Which is this – on the first day of Frank Maraist’s torts class my first year of law school, he spent the first 10 minutes of the hour spinning a story almost identical to this one. In Maraist’s formulation, the singed perpetrator was a drunk who wandered into a power substation and electrocuted himself, causing a neighborhood power outage which resulted in all kinds of havoc – a kid in an iron lung who went into a coma because the electricity went out, an old man who fell down the stairs in the dark, and so on.

And then in the next 50 minutes Maraist opened up the floor to a bunch of us first-year law students, who proceeded to pepper him with legal theories about all the potential defendants in the big-money lawsuits that would follow. Some of them were pretty creative. Virtually all of them involved the power company, since they were the deepest pocket within firing range.

I was 23 at the time, and I remember feeling really old at hearing all this. I also remember raising my hand and questioning why we were even talking about this stuff since the guy responsible for the problem was a drunk who offed himself in the process of shorting out the neighborhood; end of story.

Maraist’s response? “You ain’t gonna be much of a lawyer.”

He was right, and I’m not upset about it. Never really have been. I wanted out of law school the day Maraist told me that, and the feeling only got stronger the longer I was there. Another miserable year to finish? What for? A piece of paper I didn’t want the second day I was there? Forget it.

So when I saw this story, it brought me back to that miserable couple of years. Wonder how many lawsuits will fly as a result of Lewis’ idiotic – and fatal – escapade Tuesday night.

That cynicism aside, the real cost of what he did is summed up nicely by the Houma Courier piece on the situation…

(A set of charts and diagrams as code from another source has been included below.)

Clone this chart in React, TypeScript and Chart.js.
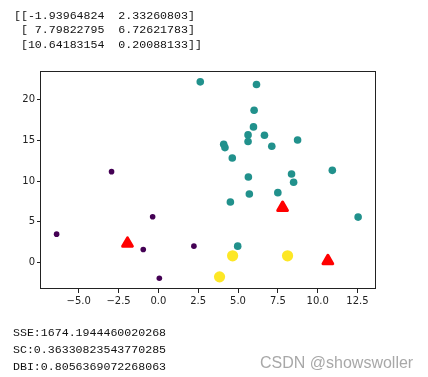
import React, { useEffect, useRef } from "react";
import { Chart, registerables } from "chart.js";

Chart.register(...registerables);

const centerLines = [
  "[[-1.93964824  2.33260803]",
  " [ 7.79822795  6.72621783]",
  " [10.64183154  0.20088133]]",
];
const metricLines = [
  "SSE:1674.1944460020268",
  "SC:0.36330823543770285",
  "DBI:0.8056369072268063",
];

const cluster0X = [-6.39, -2.94, -0.36, -0.95, 2.23, 0.06];
const cluster0Y = [3.48, 11.15, 5.61, 1.6, 2.01, -1.93];

const cluster1X = [2.63, 6.16, 6.01, 5.97, 5.63, 5.63, 6.66, 8.74, 4.1, 4.18, 7.12, 4.64, 5.65, 8.36, 8.49, 10.92, 7.5, 5.71, 4.52, 12.54, 4.98];
const cluster1Y = [22.17, 21.84, 18.69, 16.64, 15.66, 14.84, 15.61, 15.04, 14.51, 14.1, 14.26, 12.83, 10.49, 10.86, 9.84, 11.31, 8.57, 8.4, 7.42, 5.57, 2.01];

const cluster2X = [4.66, 8.11, 3.84];
const cluster2Y = [0.82, 0.82, -1.76];

const centroidX = [-1.93964824, 7.79822795, 10.64183154];
const centroidY = [2.33260803, 6.72621783, 0.20088133];

const xTicks = [-5, -2.5, 0, 2.5, 5, 7.5, 10, 12.5];
const yTicks = [0, 5, 10, 15, 20];

const pts = (xs: number[], ys: number[]) => xs.map((x, i) => ({ x, y: ys[i] }));

const framePlugin = {
  id: "frame",
  beforeDatasetsDraw(chart: any) {
    chart.ctx.lineJoin = "round";
  },
  afterDraw(chart: any) {
    const { ctx, chartArea } = chart;
    ctx.save();
    ctx.strokeStyle = "#222";
    ctx.lineWidth = 1;
    ctx.lineJoin = "miter";
    const l = Math.round(chartArea.left) - 0.5;
    const t = Math.round(chartArea.top) + 0.5;
    const r = Math.round(chartArea.right) + 0.5;
    const b = Math.round(chartArea.bottom) - 0.5;
    ctx.strokeRect(l, t, r - l, b - t);
    ctx.restore();
  },
};

export default function App() {
  const ref = useRef<HTMLCanvasElement | null>(null);
  useEffect(() => {
    if (!ref.current) return;
    const chart = new Chart(ref.current, {
      type: "scatter",
      data: {
        datasets: [
          {
            data: pts(centroidX, centroidY),
            pointStyle: "triangle",
            backgroundColor: "#ff0000",
            borderColor: "#ff0000",
            borderWidth: 3,
            pointRadius: 5.6,
            order: 0,
          },
          {
            data: pts(cluster0X, cluster0Y),
            backgroundColor: "#440154",
            borderColor: "#440154",
            borderWidth: 0,
            pointRadius: 2.8,
            order: 1,
          },
          {
            data: pts(cluster1X, cluster1Y),
            backgroundColor: "#21918c",
            borderColor: "#21918c",
            borderWidth: 0,
            pointRadius: 3.8,
            order: 1,
          },
          {
            data: pts(cluster2X, cluster2Y),
            backgroundColor: "#fde725",
            borderColor: "#fde725",
            borderWidth: 0,
            pointRadius: 5.6,
            order: 1,
          },
        ],
      },
      options: {
        animation: false,
        responsive: false,
        maintainAspectRatio: false,
        layout: { padding: { left: 0, right: 53, top: 71, bottom: 68 } },
        plugins: {
          legend: { display: false },
          tooltip: { enabled: false },
        },
        scales: {
          x: {
            type: "linear",
            min: -7.37,
            max: 13.6,
            afterBuildTicks: (s: any) => {
              s.ticks = xTicks.map((v) => ({ value: v }));
            },
            afterFit: (s: any) => {
              s.height = 20;
            },
            ticks: {
              autoSkip: false,
              maxRotation: 0,
              padding: 2,
              color: "#222",
              font: { family: "DejaVu Sans", size: 10 },
              callback: (v: any) => Number(v).toFixed(1).replace("-", "\u2212"),
            },
            grid: {
              drawOnChartArea: false,
              drawTicks: true,
              tickLength: 4,
              color: "#222",
            },
            border: { display: false },
          },
          y: {
            type: "linear",
            min: -3.25,
            max: 23.5,
            afterBuildTicks: (s: any) => {
              s.ticks = yTicks.map((v) => ({ value: v }));
            },
            afterFit: (s: any) => {
              s.width = 41;
            },
            ticks: {
              autoSkip: false,
              padding: 2,
              color: "#222",
              font: { family: "DejaVu Sans", size: 10 },
              callback: (v: any) => String(v),
            },
            grid: {
              drawOnChartArea: false,
              drawTicks: true,
              tickLength: 4,
              color: "#222",
            },
            border: { display: false },
          },
        },
      },
      plugins: [framePlugin],
    });
    return () => chart.destroy();
  }, []);

  const mono: React.CSSProperties = {
    position: "absolute",
    fontFamily: "'Liberation Mono', monospace",
    fontSize: "11.6px",
    whiteSpace: "pre",
    color: "#111",
    margin: 0,
  };

  return (
    <div
      style={{
        position: "absolute",
        left: 0,
        top: 0,
        width: 428,
        height: 377,
        background: "#fff",
        overflow: "hidden",
      }}
    >
      <canvas ref={ref} width={428} height={377} style={{ position: "absolute", left: 0, top: 0 }} />
      <div style={{ ...mono, left: 14, top: 8.5, lineHeight: "14.5px" }}>
        {centerLines.join("\n")}
      </div>
      <div style={{ ...mono, left: 13, top: 325, lineHeight: "16.8px" }}>
        {metricLines.join("\n")}
      </div>
      <div
        style={{
          position: "absolute",
          left: 260,
          top: 353,
          fontFamily: "'Liberation Sans', Arial, sans-serif",
          fontSize: "16px",
          lineHeight: "20px",
          color: "#a8a8a8",
          whiteSpace: "pre",
        }}
      >
        CSDN @showswoller
      </div>
    </div>
  );
}
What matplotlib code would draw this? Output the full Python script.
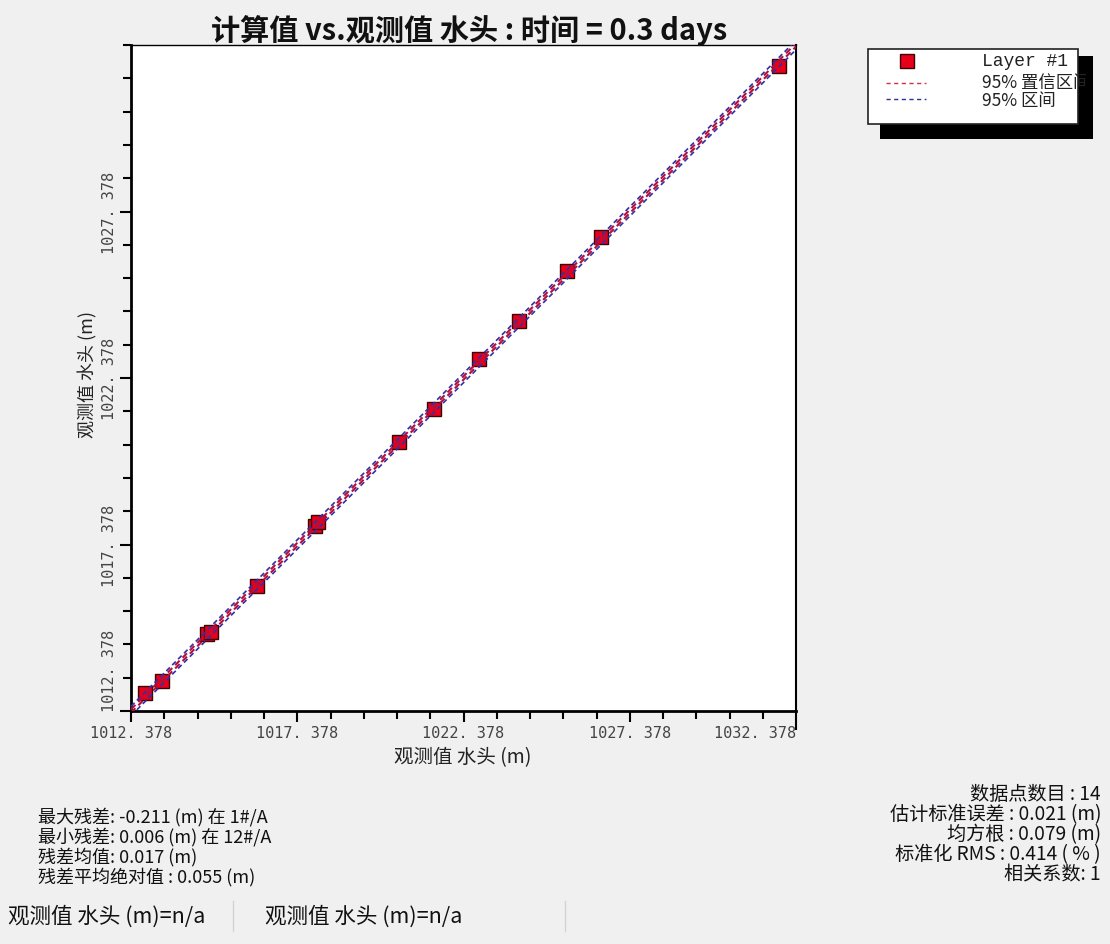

Lewis’ mother, Susan Robichaux-Lewis, said she heard about her son’s death a few hours after it happened. She said her son left behind many people who loved him, including his three daughters, but his actions were motivated by addiction.

“I can’t sugarcoat a situation like this,” Robichaux-Lewis said, “but he was a character in his own way.”

Robichaux-Lewis said “the drugs had him” but that he had many great qualities as a father and son.

“He was good as gold in a lot of ways, though it was a battle with him,” Robichaux-Lewis said. “But it doesn’t make it any better.”

Just gotta shake your head. Terrible, terrible story – whether it ultimately makes a mortgage payment for some of Maraist’s more successful students or not.